Today’s photo is one I stumbled upon on the Internet. I wanted to see what photographs of the House were out there, so I went to Flickr and put in “Hammond-Harwood House” as my search term. When the results popped up, this gem was about halfway down the page:
Thanks to the Smithsonian, we have another early photograph of the House, this time in lovely blue tones. The photograph is a form called a cyanotype and dates to 1890. The process for making cyanotypes was developed by Sir John Hershel in 1842, and was one of the earliest forms of photography. According to the Victoria & Albert Museum, to make a cyanotyope “a sheet of paper was brushed with iron salt solutions and dried in the dark. The object to be reproduced – a plant specimen, a drawing or a negative – was then placed on the sheet in direct sunlight. After about 15 minutes a white impression of the subject formed on a blue background. The paper was then washed in water where oxidation produced the brilliant blue – or cyan – that gave the process its name.”
The cyanotype of Hammond-Harwood House was made by Thomas Smillie (1843-1917), who eventually became the head of the Smithsonian’s photography lab.

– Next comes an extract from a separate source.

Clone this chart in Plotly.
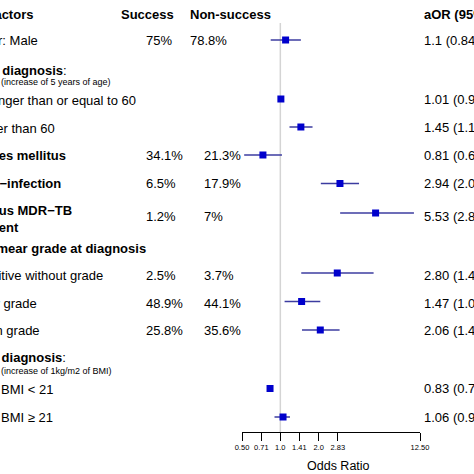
import math
import plotly.graph_objects as go

# ---------------- data ----------------
# forest rows (one per estimate)
fp_y = [40, 99, 127, 155, 183.5, 213, 273, 301.5, 330, 388.5, 417]
aor = [1.10, 1.01, 1.45, 0.73, 2.94, 5.60, 2.80, 1.47, 2.06, 0.83, 1.05]
ci_lo = [0.84, 0.96, 1.18, 0.52, 2.08, 2.95, 1.46, 1.08, 1.48, 0.79, 0.90]
ci_hi = [1.45, 1.06, 1.79, 1.03, 4.15, 11.2, 5.40, 2.06, 2.92, 0.87, 1.19]
aor_text = ["1.1 (0.84–1.45)", "1.01 (0.96–1.06)", "1.45 (1.18–1.79)",
            "0.81 (0.61–1.07)", "2.94 (2.07–4.17)", "5.53 (2.85–11.20)",
            "2.80 (1.47–5.40)", "1.47 (1.08–2.06)", "2.06 (1.45–2.92)",
            "0.83 (0.79–0.87)", "1.06 (0.93–1.20)"]
success = ["75%", "", "", "34.1%", "6.5%", "1.2%", "2.5%", "48.9%", "25.8%", "", ""]
non_success = ["78.8%", "", "", "21.3%", "17.9%", "7%", "3.7%", "44.1%", "35.6%", "", ""]
pct_y = [40, 99, 127, 155, 183.5, 216, 275, 303, 330, 388.5, 417]

# left column labels
left_text = ["Gender: Male", "<b>Age at diagnosis</b>:", "(increase of 5 years of age)",
             "Younger than or equal to 60", "Older than 60", "<b>Diabetes mellitus</b>",
             "<b>HIV co−infection</b>", "<b>Previous MDR−TB<br>treatment</b>",
             "<b>AFB smear grade at diagnosis</b>", "Positive without grade",
             "Low grade", "High grade", "<b>BMI at diagnosis</b>:",
             "(increase of 1kg/m2 of BMI)", "BMI < 21", "BMI ≥ 21"]
left_y = [40.5, 70, 82, 100.5, 128, 155, 183, 218.5, 248, 275, 303, 330, 357, 371, 389, 417]
left_indent = [-43, -43, -1, -26, -26, -43, -43, -43, -43, -26, -26, -26, -43, -1, -1, -1]
left_size = [13, 13, 9, 13, 13, 13, 13, 13, 13, 13, 13, 13, 13, 9, 13, 13]

headers = ["<b>Risk factors</b>", "<b>Success</b>", "<b>Non-success</b>", "<b>aOR (95% CI)</b>"]
header_x = [-43, 119, 188, 422]

tick_vals = [0.5, 0.71, 1.0, 1.41, 2.0, 2.83, 12.5]
tick_text = ["0.50", "0.71", "1.0", "1.41", "2.0", "2.83", "12.50"]

# ---------------- layout constants ----------------
W = H = 474
PL, PR, PT, PB = 242, 54, 0, 42
PW = W - PL - PR
PH = H - PT - PB
FONT = "Liberation Sans, Arial, sans-serif"


def px(xpix):
    return (xpix - PL) / PW


fig = go.Figure()

fig.add_trace(go.Scatter(
    x=aor, y=fp_y, mode="markers",
    marker=dict(symbol="square", size=7, color="#0000cc", line=dict(width=0)),
    error_x=dict(type="data", symmetric=False,
                 array=[h - o for h, o in zip(ci_hi, aor)],
                 arrayminus=[o - l for o, l in zip(aor, ci_lo)],
                 width=0, thickness=1.5, color="#3c3ca0"),
    hoverinfo="skip", showlegend=False, cliponaxis=False,
))

fig.add_shape(type="line", xref="x", yref="y", x0=1, x1=1, y0=23, y1=PH,
              line=dict(color="#d4d4d4", width=1.5), layer="below")

ann = []
for t, xx in zip(headers, header_x):
    ann.append(dict(text=t, x=px(xx), y=14, xref="paper", yref="y",
                    xanchor="left", yanchor="middle", showarrow=False,
                    font=dict(size=13, color="black", family=FONT)))
for t, yy, xx, fs in zip(left_text, left_y, left_indent, left_size):
    ann.append(dict(text=t, x=px(xx), y=yy, xref="paper", yref="y",
                    xanchor="left", yanchor="middle", align="left", showarrow=False,
                    font=dict(size=fs, color="black", family=FONT)))
for i, (s, n, yy, a) in enumerate(zip(success, non_success, pct_y, aor_text)):
    if s:
        ann.append(dict(text=s, x=px(144), y=yy, xref="paper", yref="y",
                        xanchor="left", yanchor="middle", showarrow=False,
                        font=dict(size=13, color="black", family=FONT)))
    if n:
        nx = 188 if i == 0 else 202
        ann.append(dict(text=n, x=px(nx), y=yy, xref="paper", yref="y",
                        xanchor="left", yanchor="middle", showarrow=False,
                        font=dict(size=13, color="black", family=FONT)))
    ann.append(dict(text=a, x=px(422), y=yy, xref="paper", yref="y",
                    xanchor="left", yanchor="middle", showarrow=False,
                    font=dict(size=13, color="black", family=FONT)))

ann.append(dict(text="Odds Ratio", x=px(338), y=-(466 - PH) / PH, xref="paper", yref="paper",
                xanchor="center", yanchor="middle", showarrow=False,
                font=dict(size=12.5, color="black", family=FONT)))

fig.update_layout(
    width=W, height=H,
    margin=dict(l=PL, r=PR, t=PT, b=PB, pad=0),
    paper_bgcolor="white", plot_bgcolor="white",
    annotations=ann,
    xaxis=dict(type="log", range=[math.log10(0.5), math.log10(12.5)],
               tickvals=tick_vals, ticktext=tick_text,
               showline=True, linecolor="black", linewidth=1,
               ticks="outside", ticklen=8, tickwidth=1, tickcolor="black",
               showgrid=False, zeroline=False,
               tickfont=dict(size=7.5, color="black", family=FONT)),
    yaxis=dict(range=[PH, 0], showline=False, showticklabels=False,
               ticks="", showgrid=False, zeroline=False),
)

fig.write_html("out.html")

To view the photo online, click here to go to its Flickr page. Or if you want to see the real thing, pay a visit to the Smithsonian Institution Archives.
An additional bit of trivia: the Director of Hammond-Harwood House, Carter Lively, wondered why there were no streetcar tracks in the late 19th and early 20th century photographs of the House. Apparently, streetcar tracks were not installed in Annapolis until 1909. One of the streetcar routes ran down King George Street, next to the Hammond-Harwood House, and the tracks are still there, buried under the modern pavement.